Marilyne MacLaren swaps the political fray for the Fringe

The Scotsman / Brian Ferguson


SHE was one of the most controversial and outspoken characters at Edinburgh’s City Chambers over the last decade.

Now, just weeks after leaving the capital’s political scene, Marilyne MacLaren is about to enter the fray of the Fringe.

The capital’s former education leader is to produce a show at one of the festival’s hippest new venues, which her daughter Samara is appearing in.

The 29-year-old is joining forces with another Edinburgh actress Nalini Chetty to appear in her semi-autobiographical tale Puellae (The truth about chips and other things) at Summerhall.

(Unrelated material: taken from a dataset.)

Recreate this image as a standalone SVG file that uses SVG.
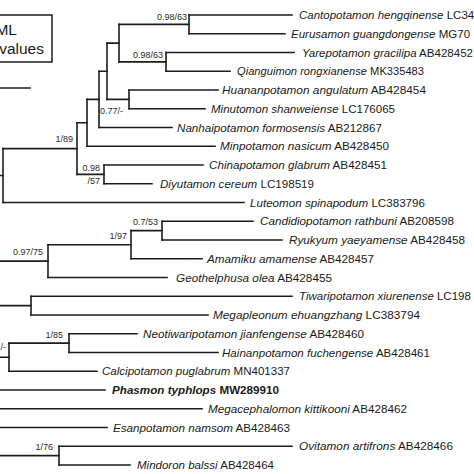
<svg xmlns="http://www.w3.org/2000/svg" width="474" height="474" viewBox="0 0 474 474">
<style>
.br{fill:none;stroke:#1c1c1c;stroke-width:1.6;stroke-linecap:square}
.tx{font-family:"Liberation Sans",Arial,sans-serif;font-size:11.5px;fill:#1a1a1a}
.sp{font-style:italic}
.bs{font-family:"Liberation Sans",Arial,sans-serif;font-size:9px;fill:#2a2a2a;text-anchor:end}
.lg{font-family:"Liberation Sans",Arial,sans-serif;font-size:15.5px;fill:#1a1a1a;text-anchor:end}
</style>
<rect width="474" height="474" fill="#ffffff"/>
<g id="legend">
<rect x="-10" y="15" width="62" height="47" fill="none" stroke="#1c1c1c" stroke-width="1.5"/>
<text class="lg" x="17" y="35">ML</text>
<text class="lg" x="44" y="54">values</text>
</g>
<g id="scalebar"><path class="br" d="M-5 88H30"/></g>
<g id="connectors">
<path class="br" d="M-5 175.5H3M3 148.6H77M3 202.5H244M77 122.8H87M77 174.4H104M87 99.4H99M87 146.25H215M99 71.25H107M99 127.5H172M107 43.1H119M107 99.4H129M119 24.4H189M119 61.9H166M189 15H292M189 33.75H285M166 52.5H294M166 71.25H230M129 90H218M129 108.75H205M104 165H203M104 183.75H152"/>
<path class="br" d="M-5 261.1H48M48 244.7H131M48 277.5H167M131 230.6H162M131 258.75H202M162 221.25H253M162 240H282"/>
<path class="br" d="M-5 305.6H31M31 296.25H292M31 315H208M-5 357.2H9M9 343.1H69M9 371.25H97M69 333.75H137M69 352.5H218M-5 390H105M-5 408.75H202M-5 427.5H107M-5 455.6H59M59 446.25H292M59 465H130"/>
<path class="br" d="M189 15V33.75M166 52.5V71.25M119 24.4V61.9M129 90V108.75M107 43.1V99.4M99 71.25V127.5M87 99.4V146.25M104 165V183.75M77 122.8V174.4M3 148.6V202.5M162 221.25V240M131 230.6V258.75M48 244.7V277.5M31 296.25V315M69 333.75V352.5M9 343.1V371.25M59 446.25V465"/>
</g>
<g id="support">
<text class="bs" x="187" y="20">0.98/63</text>
<text class="bs" x="163" y="58">0.98/63</text>
<text class="bs" x="123" y="114">0.77/-</text>
<text class="bs" x="73" y="142">1/89</text>
<text class="bs" x="100" y="171">0.98</text>
<text class="bs" x="100" y="184">/57</text>
<text class="bs" x="158" y="225">0.7/53</text>
<text class="bs" x="127" y="239">1/97</text>
<text class="bs" x="43" y="255">0.97/75</text>
<text class="bs" x="63" y="338">1/85</text>
<text class="bs" x="6" y="350">/-</text>
<text class="bs" x="53" y="450">1/76</text>
</g>
<g id="n-cantopotamon"><text class="tx" x="299" y="19"><tspan class="sp">Cantopotamon hengqinense</tspan>  LC34</text></g>
<g id="n-eurusamon"><text class="tx" x="291" y="37.75"><tspan class="sp">Eurusamon guangdongense</tspan> MG70</text></g>
<g id="n-yarepotamon"><text class="tx" x="302" y="56.5" textLength="171" lengthAdjust="spacingAndGlyphs"><tspan class="sp">Yarepotamon gracilipa</tspan> AB428452</text></g>
<g id="n-qianguimon"><text class="tx" x="237" y="75.25" textLength="187" lengthAdjust="spacingAndGlyphs"><tspan class="sp">Qianguimon rongxianense</tspan> MK335483</text></g>
<g id="n-huananpotamon"><text class="tx" x="222" y="94" textLength="204" lengthAdjust="spacingAndGlyphs"><tspan class="sp">Huananpotamon angulatum</tspan> AB428454</text></g>
<g id="n-minutomon"><text class="tx" x="211" y="112.75" textLength="184" lengthAdjust="spacingAndGlyphs"><tspan class="sp">Minutomon shanweiense</tspan> LC176065</text></g>
<g id="n-nanhaipotamon"><text class="tx" x="177" y="131.5" textLength="205" lengthAdjust="spacingAndGlyphs"><tspan class="sp">Nanhaipotamon formosensis</tspan> AB212867</text></g>
<g id="n-minpotamon"><text class="tx" x="220" y="150.25" textLength="169" lengthAdjust="spacingAndGlyphs"><tspan class="sp">Minpotamon nasicum</tspan> AB428450</text></g>
<g id="n-chinapotamon"><text class="tx" x="209" y="169" textLength="178" lengthAdjust="spacingAndGlyphs"><tspan class="sp">Chinapotamon glabrum</tspan> AB428451</text></g>
<g id="n-diyutamon"><text class="tx" x="160" y="187.75" textLength="154" lengthAdjust="spacingAndGlyphs"><tspan class="sp">Diyutamon cereum</tspan> LC198519</text></g>
<g id="n-luteomon"><text class="tx" x="250" y="206.5" textLength="175" lengthAdjust="spacingAndGlyphs"><tspan class="sp">Luteomon spinapodum</tspan> LC383796</text></g>
<g id="n-candidiopotamon"><text class="tx" x="260" y="225.25" textLength="194" lengthAdjust="spacingAndGlyphs"><tspan class="sp">Candidiopotamon rathbuni</tspan> AB208598</text></g>
<g id="n-ryukyum"><text class="tx" x="289" y="244" textLength="176" lengthAdjust="spacingAndGlyphs"><tspan class="sp">Ryukyum yaeyamense</tspan> AB428458</text></g>
<g id="n-amamiku"><text class="tx" x="207" y="262.75" textLength="167" lengthAdjust="spacingAndGlyphs"><tspan class="sp">Amamiku amamense</tspan> AB428457</text></g>
<g id="n-geothelphusa"><text class="tx" x="176" y="281.5" textLength="156" lengthAdjust="spacingAndGlyphs"><tspan class="sp">Geothelphusa olea</tspan> AB428455</text></g>
<g id="n-tiwaripotamon"><text class="tx" x="299" y="300.25"><tspan class="sp">Tiwaripotamon xiurenense</tspan> LC198</text></g>
<g id="n-megapleonum"><text class="tx" x="213" y="319" textLength="207" lengthAdjust="spacingAndGlyphs"><tspan class="sp">Megapleonum ehuangzhang</tspan> LC383794</text></g>
<g id="n-neotiwaripotamon"><text class="tx" x="143" y="337.75" textLength="221" lengthAdjust="spacingAndGlyphs"><tspan class="sp">Neotiwaripotamon jianfengense</tspan> AB428460</text></g>
<g id="n-hainanpotamon"><text class="tx" x="222" y="356.5" textLength="208" lengthAdjust="spacingAndGlyphs"><tspan class="sp">Hainanpotamon fuchengense</tspan> AB428461</text></g>
<g id="n-calcipotamon"><text class="tx" x="102" y="375.25" textLength="188" lengthAdjust="spacingAndGlyphs"><tspan class="sp">Calcipotamon puglabrum</tspan> MN401337</text></g>
<g id="n-phasmon"><text class="tx" x="112" y="394" font-weight="bold" textLength="167" lengthAdjust="spacingAndGlyphs"><tspan class="sp">Phasmon typhlops</tspan> MW289910</text></g>
<g id="n-megacephalomon"><text class="tx" x="208" y="412.75" textLength="199" lengthAdjust="spacingAndGlyphs"><tspan class="sp">Megacephalomon kittikooni</tspan> AB428462</text></g>
<g id="n-esanpotamon"><text class="tx" x="113" y="431.5" textLength="177" lengthAdjust="spacingAndGlyphs"><tspan class="sp">Esanpotamon namsom</tspan> AB428463</text></g>
<g id="n-ovitamon"><text class="tx" x="299" y="450.25" textLength="154" lengthAdjust="spacingAndGlyphs"><tspan class="sp">Ovitamon artifrons</tspan> AB428466</text></g>
<g id="n-mindoron"><text class="tx" x="137" y="469" textLength="137" lengthAdjust="spacingAndGlyphs"><tspan class="sp">Mindoron balssi</tspan> AB428464</text></g>
</svg>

The pair, who attended Mary Erskine School in Edinburgh together, play Tess and Neave, two privately educated and successful young women who meet for an annual alcohol-fuelled reunion during the Fringe, when a few home truths about the past emerge.

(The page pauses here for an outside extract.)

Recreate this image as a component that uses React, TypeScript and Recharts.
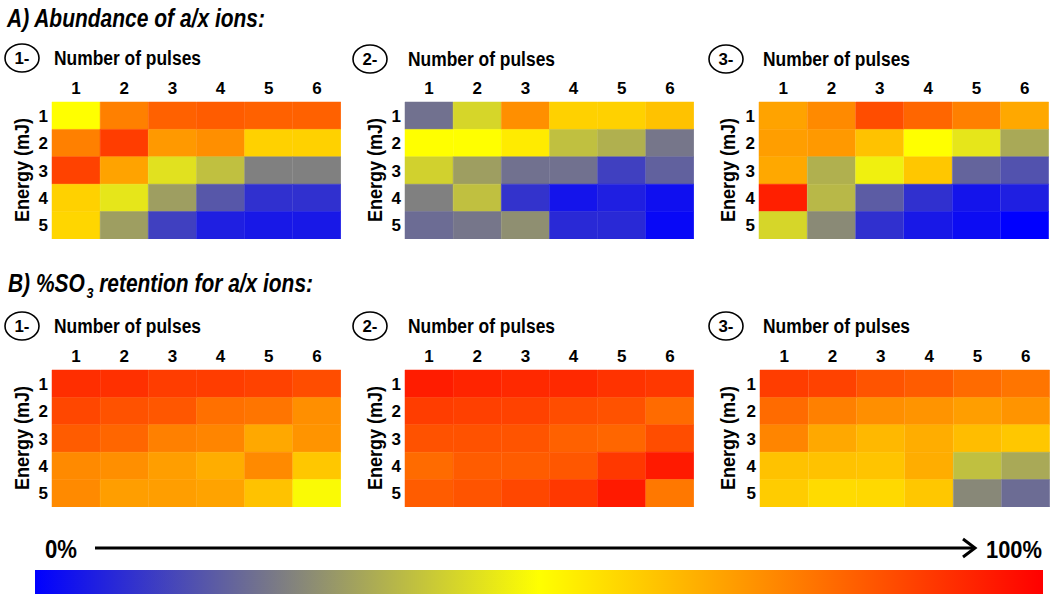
import React from "react";
import { Bar, BarChart, Cell, XAxis, YAxis } from "recharts";

const pulses = ["1", "2", "3", "4", "5", "6"];
const energies = ["1", "2", "3", "4", "5"];

// values 0..1 (0% .. 100%), rows = energy 1..5, cols = pulses 1..6
const abundance1 = [
  [0.5, 0.75, 0.81, 0.82, 0.81, 0.81],
  [0.75, 0.88, 0.7, 0.72, 0.59, 0.59],
  [0.87, 0.68, 0.44, 0.375, 0.25, 0.25],
  [0.59, 0.45, 0.31, 0.17, 0.094, 0.094],
  [0.58, 0.31, 0.125, 0.06, 0.047, 0.047],
];
const abundance2 = [
  [0.22, 0.42, 0.72, 0.59, 0.59, 0.62],
  [0.5, 0.5, 0.54, 0.375, 0.345, 0.23],
  [0.41, 0.31, 0.22, 0.22, 0.125, 0.19],
  [0.25, 0.375, 0.1, 0.04, 0.06, 0.03],
  [0.21, 0.23, 0.28, 0.08, 0.08, 0.015],
];
const abundance3 = [
  [0.68, 0.73, 0.85, 0.8, 0.75, 0.67],
  [0.69, 0.7, 0.62, 0.5, 0.45, 0.33],
  [0.67, 0.345, 0.47, 0.61, 0.195, 0.16],
  [0.94, 0.36, 0.18, 0.094, 0.04, 0.06],
  [0.42, 0.27, 0.094, 0.047, 0.023, 0],
];
const retention1 = [
  [0.91, 0.905, 0.88, 0.88, 0.87, 0.85],
  [0.86, 0.84, 0.83, 0.78, 0.77, 0.72],
  [0.82, 0.8, 0.75, 0.74, 0.67, 0.71],
  [0.73, 0.72, 0.69, 0.66, 0.73, 0.61],
  [0.73, 0.69, 0.69, 0.68, 0.62, 0.49],
];
const retention2 = [
  [0.945, 0.93, 0.92, 0.92, 0.9, 0.89],
  [0.88, 0.875, 0.87, 0.85, 0.84, 0.79],
  [0.84, 0.84, 0.835, 0.81, 0.8, 0.85],
  [0.79, 0.82, 0.82, 0.83, 0.89, 0.95],
  [0.82, 0.835, 0.86, 0.89, 0.95, 0.765],
];
const retention3 = [
  [0.88, 0.87, 0.835, 0.82, 0.79, 0.77],
  [0.79, 0.75, 0.72, 0.71, 0.69, 0.71],
  [0.74, 0.67, 0.64, 0.66, 0.63, 0.61],
  [0.62, 0.62, 0.615, 0.66, 0.375, 0.33],
  [0.6, 0.57, 0.575, 0.61, 0.265, 0.21],
];

const stops: [number, number[]][] = [
  [0, [0, 0, 255]],
  [0.25, [128, 128, 128]],
  [0.5, [255, 255, 0]],
  [1, [255, 0, 0]],
];

function colorOf(v: number) {
  for (let i = 1; i < stops.length; i++) {
    const [p1, c1] = stops[i];
    const [p0, c0] = stops[i - 1];
    if (v <= p1) {
      const t = (v - p0) / (p1 - p0);
      const c = c0.map((a, k) => Math.round(a + (c1[k] - a) * t));
      return `rgb(${c[0]},${c[1]},${c[2]})`;
    }
  }
  return "rgb(255,0,0)";
}

const font = "'Liberation Sans', Arial, sans-serif";
const tickStyle = { fontSize: 17, fontWeight: 700, fill: "#000", fontFamily: font };

function Heatmap({ values, left, top, width }: { values: number[][]; left: number; top: number; width: number }) {
  const data = pulses.map((p) => {
    const row: Record<string, string | number> = { pulse: p };
    energies.forEach((e) => (row["e" + e] = 1));
    return row;
  });
  return (
    <div style={{ position: "absolute", left, top }}>
      <BarChart width={width} height={169} data={data} margin={{ top: 0, right: 0, left: 0, bottom: 0 }} barCategoryGap={0} barGap={0}>
        <XAxis dataKey="pulse" orientation="top" height={32} axisLine={false} tickLine={false} tick={tickStyle} tickMargin={2} interval={0} />
        <YAxis
          type="number"
          domain={[0, 5]}
          reversed
          ticks={[0.5, 1.5, 2.5, 3.5, 4.5]}
          tickFormatter={(v) => String(v + 0.5)}
          width={52}
          axisLine={false}
          tickLine={false}
          tickSize={0}
          tick={tickStyle}
          tickMargin={4}
        />
        {energies.map((e, r) => (
          <Bar key={e} dataKey={"e" + e} stackId="s" isAnimationActive={false}>
            {pulses.map((p, c) => (
              <Cell key={p} fill={colorOf(values[r][c])} stroke={colorOf(values[r][c])} strokeWidth={0.5} />
            ))}
          </Bar>
        ))}
      </BarChart>
    </div>
  );
}

function PanelLabels({ cx, cy, num, textX, energyX, energyY }: { cx: number; cy: number; num: string; textX: number; energyX: number; energyY: number }) {
  return (
    <g fontFamily={font} fontWeight={700} fill="#000">
      <ellipse cx={cx} cy={cy} rx={17} ry={14} fill="none" stroke="#000" strokeWidth={1.6} />
      <text x={cx} y={cy + 6} textAnchor="middle" fontSize={16} textLength={15} lengthAdjust="spacingAndGlyphs">{num}-</text>
      <text x={textX} y={cy + 7} fontSize={20} textLength={147} lengthAdjust="spacingAndGlyphs">Number of pulses</text>
      <text
        x={energyX}
        y={energyY}
        textAnchor="middle"
        dominantBaseline="central"
        fontSize={20}
        transform={`rotate(-90 ${energyX} ${energyY})`}
        textLength={104}
        lengthAdjust="spacingAndGlyphs"
      >
        Energy (mJ)
      </text>
    </g>
  );
}

export default function App() {
  return (
    <div style={{ position: "absolute", left: 0, top: 0, width: 1050, height: 594, background: "#fff", overflow: "hidden" }}>
      <svg width={1050} height={594} style={{ position: "absolute", left: 0, top: 0 }}>
        <defs>
          <linearGradient id="cbar" x1="0" x2="1" y1="0" y2="0">
            {stops.map(([p, c]) => (
              <stop key={p} offset={p} stopColor={`rgb(${c[0]},${c[1]},${c[2]})`} />
            ))}
          </linearGradient>
        </defs>
        <g fontFamily={font} fontWeight={700} fontStyle="italic" fontSize={25}>
          <text x={7} y={27} textLength={258} lengthAdjust="spacingAndGlyphs">A) Abundance of a/x ions:</text>
          <text x={8} y={292} textLength={305} lengthAdjust="spacingAndGlyphs">
            B) %SO<tspan fontSize={15} dx={2} dy={6}>3</tspan>
            <tspan dy={-6}> retention for a/x ions:</tspan>
          </text>
        </g>
        <PanelLabels cx={22} cy={58} num="1" textX={54} energyX={22} energyY={170} />
        <PanelLabels cx={370} cy={59} num="2" textX={408} energyX={375} energyY={170} />
        <PanelLabels cx={726} cy={59} num="3" textX={763} energyX={728} energyY={170} />
        <PanelLabels cx={22} cy={326} num="1" textX={54} energyX={22} energyY={438} />
        <PanelLabels cx={370} cy={326} num="2" textX={408} energyX={375} energyY={438} />
        <PanelLabels cx={726} cy={326} num="3" textX={763} energyX={728} energyY={438} />
        <text x={45} y={558} fontFamily={font} fontWeight={700} fontSize={26} textLength={32} lengthAdjust="spacingAndGlyphs">0%</text>
        <line x1={95} y1={548} x2={974} y2={548} stroke="#000" strokeWidth={3} />
        <polyline points="963,539 975,548 963,557" fill="none" stroke="#000" strokeWidth={3} />
        <text x={986} y={558} fontFamily={font} fontWeight={700} fontSize={24} textLength={56} lengthAdjust="spacingAndGlyphs">100%</text>
        <rect x={35} y={570} width={1008} height={24} fill="url(#cbar)" />
      </svg>
      <Heatmap values={abundance1} left={0} top={70} width={341} />
      <Heatmap values={abundance2} left={353} top={70} width={341} />
      <Heatmap values={abundance3} left={707} top={70} width={342} />
      <Heatmap values={retention1} left={0} top={338} width={341} />
      <Heatmap values={retention2} left={353} top={338} width={341} />
      <Heatmap values={retention3} left={708} top={338} width={342} />
    </div>
  );
}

Billed as a “frighteningly honesty and darkly humorous new play”, it is part of a hugely-expanded programme at Summerhall, a new venue launched to critical acclaim last year by rising impresario Rupert Thomson.

MacLaren, who ran a children’s theatre group in Papua New Guinea previously, said: “I’m swiftly discovering what being a producer of a Fringe show involves – everything apart from the acting, it seems. I’m involved in organising fundraising, sponsorship, publicity material, PR and even props.

“I had about a week after the election before I was asked to get involved, so didn’t have much time to relax after leaving the council, but it should be great fun and very different to politics.”